● **DIRECTION**: Pick out and copy every line below that has the word "this".

**** DATASET RECORDS

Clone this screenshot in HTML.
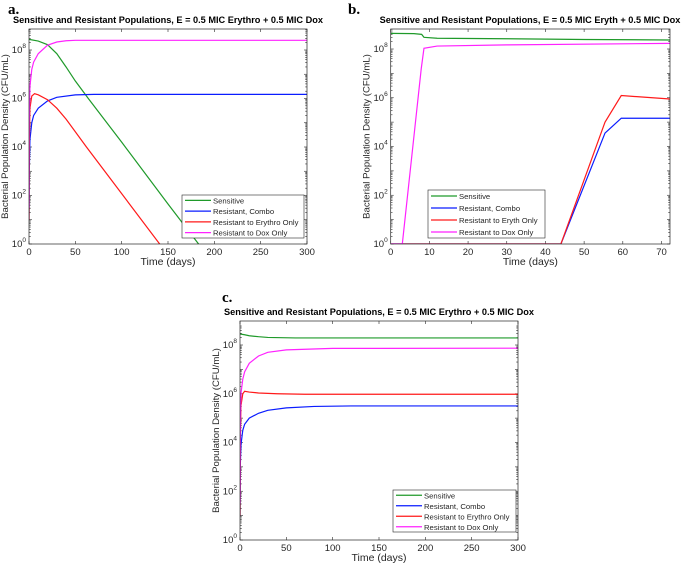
<!DOCTYPE html>
<html><head><meta charset="utf-8"><style>
html,body{margin:0;padding:0;background:#fff;}
svg{display:block;font-family:"Liberation Sans",Arial,sans-serif;}
</style></head><body>
<svg id="fig" width="685" height="566" viewBox="0 0 685 566" xmlns="http://www.w3.org/2000/svg"></svg>
<script>
// ---- Panel a data (log10 CFU/mL) ----
const aSensT=[0,10,20,30,40,50,64,100,150,183,190];
const aSensV=[8.44,8.37,8.22,7.85,7.3,6.72,6.0,4.2,1.65,0,-0.35];
const aComboT=[0,0.3,1,3,5,10,20,30,50,70,300];
const aComboV=[1,3,4.3,5.0,5.3,5.6,5.9,6.05,6.15,6.17,6.17];
const aErythT=[0,0.3,1,3,6,10,20,30,40,62,141,146];
const aErythV=[1,4,5.6,6.1,6.2,6.15,5.95,5.6,5.15,4,0,-0.25];
const aDoxT=[0,0.3,1,3,5,10,20,30,40,50,300];
const aDoxV=[1.5,5,6.5,7.2,7.5,7.85,8.2,8.33,8.38,8.4,8.4];
// ---- Panel b data ----
const bSensT=[0,6,8,8.6,12,30,50,72.2];
const bSensV=[8.64,8.63,8.6,8.48,8.44,8.42,8.39,8.37];
const bComboT=[0,44,55.4,59.6,72.2];
const bComboV=[0,0,4.55,5.16,5.16];
const bErythT=[0,44,55.4,59.6,72.2];
const bErythV=[0,0,5.0,6.09,5.95];
const bDoxT=[0,3,7.9,8.6,12,30,72.2];
const bDoxV=[0,0,7.2,8.03,8.12,8.17,8.23];
// ---- Panel c data ----
const cSensT=[0,5,10,20,30,45,60,100,300];
const cSensV=[8.45,8.42,8.38,8.34,8.31,8.3,8.29,8.29,8.29];
const cComboT=[0,0.3,1,3,5,10,20,30,50,80,120,300];
const cComboV=[1,3,3.9,4.5,4.75,5.0,5.2,5.32,5.42,5.48,5.5,5.5];
const cErythT=[0,0.3,1,3,5,10,20,40,70,100,300];
const cErythV=[1,4,5.5,6.0,6.1,6.07,6.03,6.0,5.98,5.98,5.98];
const cDoxT=[0,0.5,1,3,5,10,20,30,50,100,300];
const cDoxV=[1.5,5,6,6.6,6.9,7.25,7.55,7.7,7.8,7.86,7.87];
const xTicksA=[0,50,100,150,200,250,300];
const xTicksB=[0,10,20,30,40,50,60,70];
const yTicks=[0,2,4,6,8];

const NS="http://www.w3.org/2000/svg";
const svg=document.getElementById('fig');
function mk(tag,attrs,parent){const e=document.createElementNS(NS,tag);for(const k in attrs)e.setAttribute(k,attrs[k]);(parent||svg).appendChild(e);return e;}

function panel(id,box,xmax,ymax,xTicks,series,legend,title,titleX,letter,legendLabels){
  const g=mk('g',{});
  
  
  const {l,r,t,b}=box;
  const y0=b, dec=(b-box.y8)/8;
  const X=v=>l+(v/xmax)*(r-l);
  const Y=v=>y0-v*dec;
  const cp=mk('clipPath',{id:'clip'+id},g);
  mk('rect',{x:l,y:t,width:r-l,height:b-t},cp);
  const lt=mk('text',{x:letter[0],y:letter[1],'font-family':'"Liberation Serif",serif','font-weight':'bold','font-size':'15'},g);
  lt.textContent=id+'.';
  
  
  const tt=mk('text',{x:titleX,y:t-6,'font-weight':'bold','font-size':'9.2','text-anchor':'middle'},g);
  tt.textContent=title;
  
  
  const tg=mk('g',{stroke:'#262626','stroke-width':'0.6'},g);
  xTicks.forEach(v=>{
    const x=X(v);
    mk('line',{x1:x,x2:x,y1:b,y2:b-3},tg);mk('line',{x1:x,x2:x,y1:t,y2:t+3},tg);
    const tx=mk('text',{x:x,y:b+11,'font-size':'9.5','text-anchor':'middle',fill:'#262626',stroke:'none'},g);
    tx.textContent=v;
    
    
  });
  for(let d=0;d<Math.ceil(ymax);d++){
    for(let m=1;m<=9;m++){
      const lv=d+Math.log10(m); if(lv>ymax) break;
      const y=Y(lv), len=m===1?3:1.8;
      mk('line',{x1:l,x2:l+len,y1:y,y2:y},tg);mk('line',{x1:r,x2:r-len,y1:y,y2:y},tg);
    }
  }
  yTicks.forEach(v=>{
    const y=Y(v);
    const tx=mk('text',{x:l-3,y:y+3,'font-size':'9.5','text-anchor':'end',fill:'#262626'},g);
    tx.innerHTML='10<tspan dy="-5" font-size="6.5">'+v+'</tspan>';
    
    
  });
  series.forEach(s=>{
    const d=s.t.map((tv,i)=>(i?'L':'M')+X(tv).toFixed(2)+','+Y(s.v[i]).toFixed(2)).join('');
    const p=mk('path',{d:d,fill:'none',stroke:s.c,'stroke-width':'1.2','clip-path':'url(#clip'+id+')'},g);
    
    
  });
  mk('rect',{x:l,y:t,width:r-l,height:b-t,fill:'none',stroke:'#262626','stroke-width':'0.7'},g);
  const xl=mk('text',{x:(l+r)/2,y:b+21,'font-size':'10.5','text-anchor':'middle',fill:'#262626'},g);
  xl.textContent='Time (days)';
  
  
  const yx=l-21, ym=(t+b)/2;
  const yl=mk('text',{x:yx,y:ym,'font-size':'9.6','text-anchor':'middle',fill:'#262626',transform:'rotate(-90 '+yx+' '+ym+')'},g);
  yl.textContent='Bacterial Population Density (CFU/mL)';
  
  
  const lg=mk('g',{},g);
  
  
  mk('rect',{x:legend.x,y:legend.y,width:legend.w,height:legend.h,fill:'#fff',stroke:'#262626','stroke-width':'0.6'},lg);
  const step=legend.h/4;
  series.forEach((s,i)=>{
    const y=legend.y+step*(i+0.5);
    mk('line',{x1:legend.x+3,x2:legend.x+29,y1:y,y2:y,stroke:s.c,'stroke-width':'1.2'},lg);
    const tx=mk('text',{x:legend.x+31,y:y+3,'font-size':'7.7',fill:'#262626'},lg);
    tx.textContent=legendLabels[i];
    
    
  });
}
const G='#1f9a2a',B='#0a1cff',R='#ff1a1a',M='#ff22ff';
panel('a',{l:29,r:307,t:29,b:244,y8:50},300,8.85,xTicksA,
 [{n:'sensitive',t:aSensT,v:aSensV,c:G},{n:'combo',t:aComboT,v:aComboV,c:B},{n:'erythro',t:aErythT,v:aErythV,c:R},{n:'dox',t:aDoxT,v:aDoxV,c:M}],
 {x:182,y:195,w:122,h:43},'Sensitive and Resistant Populations, E = 0.5 MIC Erythro + 0.5 MIC Dox',168,[8,14],
 ['Sensitive','Resistant, Combo','Resistant to Erythro Only','Resistant to Dox Only']);
panel('b',{l:390.7,r:670,t:29,b:244,y8:49},72.2,8.8,xTicksB,
 [{n:'sensitive',t:bSensT,v:bSensV,c:G},{n:'combo',t:bComboT,v:bComboV,c:B},{n:'erythro',t:bErythT,v:bErythV,c:R},{n:'dox',t:bDoxT,v:bDoxV,c:M}],
 {x:428,y:190,w:117,h:48},'Sensitive and Resistant Populations, E = 0.5 MIC Eryth + 0.5 MIC Dox',530,[348,14],
 ['Sensitive','Resistant, Combo','Resistant to Eryth Only','Resistant to Dox Only']);
panel('c',{l:240,r:518,t:321,b:540,y8:345},300,8.8,xTicksA,
 [{n:'sensitive',t:cSensT,v:cSensV,c:G},{n:'combo',t:cComboT,v:cComboV,c:B},{n:'erythro',t:cErythT,v:cErythV,c:R},{n:'dox',t:cDoxT,v:cDoxV,c:M}],
 {x:393,y:490,w:123,h:42},'Sensitive and Resistant Populations, E = 0.5 MIC Erythro + 0.5 MIC Dox',379,[222,302],
 ['Sensitive','Resistant, Combo','Resistant to Erythro Only','Resistant to Dox Only']);
</script>
</body></html>
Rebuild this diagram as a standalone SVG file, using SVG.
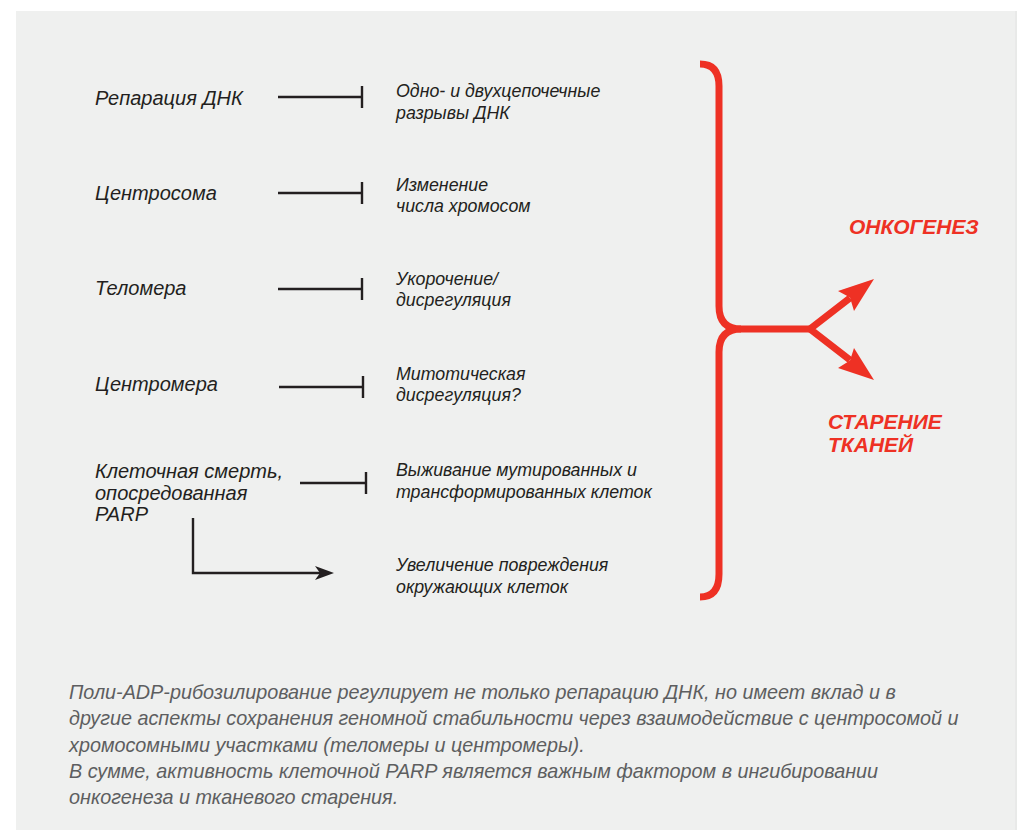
<svg xmlns="http://www.w3.org/2000/svg" width="1017" height="830" viewBox="0 0 1017 830">
<style>
.lbl{font-family:"Liberation Sans",Arial,sans-serif;font-style:italic;font-size:20px;fill:#231f20}
.sub{font-family:"Liberation Sans",Arial,sans-serif;font-style:italic;font-size:17.8px;fill:#231f20}
.red{font-family:"Liberation Sans",Arial,sans-serif;font-style:italic;font-weight:bold;font-size:21px;fill:#ee3124}
.cap{font-family:"Liberation Sans",Arial,sans-serif;font-style:italic;font-size:19.8px;fill:#5d5e60}
.inh{stroke:#231f20;stroke-width:2.4;fill:none}
.brace{stroke:#ee3124;stroke-width:7;fill:none;stroke-linecap:butt}
</style>
<rect x="16" y="11" width="1001" height="819" fill="#eff0ef"/>
<line x1="1016" y1="11" x2="1016" y2="830" stroke="#e2e3e2" stroke-width="1"/>

<g id="node-repair"><text class="lbl" x="95" y="105">Репарация ДНК</text></g>
<g id="node-breaks"><text class="sub" x="396" y="97">Одно- и двухцепочечные</text><text class="sub" x="396" y="119">разрывы ДНК</text></g>
<g id="node-centrosome"><text class="lbl" x="95" y="200">Центросома</text></g>
<g id="node-chromnum"><text class="sub" x="396" y="191">Изменение</text><text class="sub" x="396" y="212">числа хромосом</text></g>
<g id="node-telomere"><text class="lbl" x="95" y="295">Теломера</text></g>
<g id="node-shortening"><text class="sub" x="396" y="285">Укорочение/</text><text class="sub" x="396" y="306">дисрегуляция</text></g>
<g id="node-centromere"><text class="lbl" x="95" y="391">Центромера</text></g>
<g id="node-mitotic"><text class="sub" x="396" y="380">Митотическая</text><text class="sub" x="396" y="401">дисрегуляция?</text></g>
<g id="node-death"><text class="lbl" x="95" y="478">Клеточная смерть,</text><text class="lbl" x="95" y="500">опосредованная</text><text class="lbl" x="95" y="521">PARP</text></g>
<g id="node-survival"><text class="sub" x="396" y="476">Выживание мутированных и</text><text class="sub" x="396" y="498">трансформированных клеток</text></g>
<g id="node-damage"><text class="sub" x="396" y="571">Увеличение повреждения</text><text class="sub" x="396" y="593">окружающих клеток</text></g>
<g id="node-oncogenesis"><text class="red" x="849" y="234">ОНКОГЕНЕЗ</text></g>
<g id="node-aging"><text class="red" x="828" y="429">СТАРЕНИЕ</text><text class="red" x="828" y="452">ТКАНЕЙ</text></g>

<g id="connectors">
<path class="inh" d="M278,97H362M362,86V108"/>
<path class="inh" d="M278,193H362M362,182V204"/>
<path class="inh" d="M278,289H362M362,278V300"/>
<path class="inh" d="M279,387H363M363,376V398"/>
<path class="inh" d="M300,483H366M366,472V494"/>
<path class="inh" d="M193,518V573H321"/>
<polygon points="334,573 315,566 320,573 315,580" fill="#231f20"/>
<path class="brace" d="M700,64Q719,64 719,86V306Q719,329 741,329H810"/>
<path class="brace" d="M741,329Q719,329 719,352V574Q719,597 700,597"/>
<path class="brace" d="M810,329L850,298M810,329L850,360"/>
<polygon points="874,279 838,291 850,297.5 854,311" fill="#ee3124"/>
<polygon points="874,380 854,348 850,360.5 838,368" fill="#ee3124"/>
</g>

<g id="caption">
<text class="cap" x="69" y="699">Поли-ADP-рибозилирование регулирует не только репарацию ДНК, но имеет вклад и в</text>
<text class="cap" x="69" y="725">другие аспекты сохранения геномной стабильности через взаимодействие с центросомой и</text>
<text class="cap" x="69" y="752">хромосомными участками (теломеры и центромеры).</text>
<text class="cap" x="69" y="778">В сумме, активность клеточной PARP является важным фактором в ингибировании</text>
<text class="cap" x="69" y="804">онкогенеза и тканевого старения.</text>
</g>
</svg>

********

● **RESULT BELOW**:
Clone this screenshot in HTML.
Rebuild this diagram as a standalone SVG file, using SVG.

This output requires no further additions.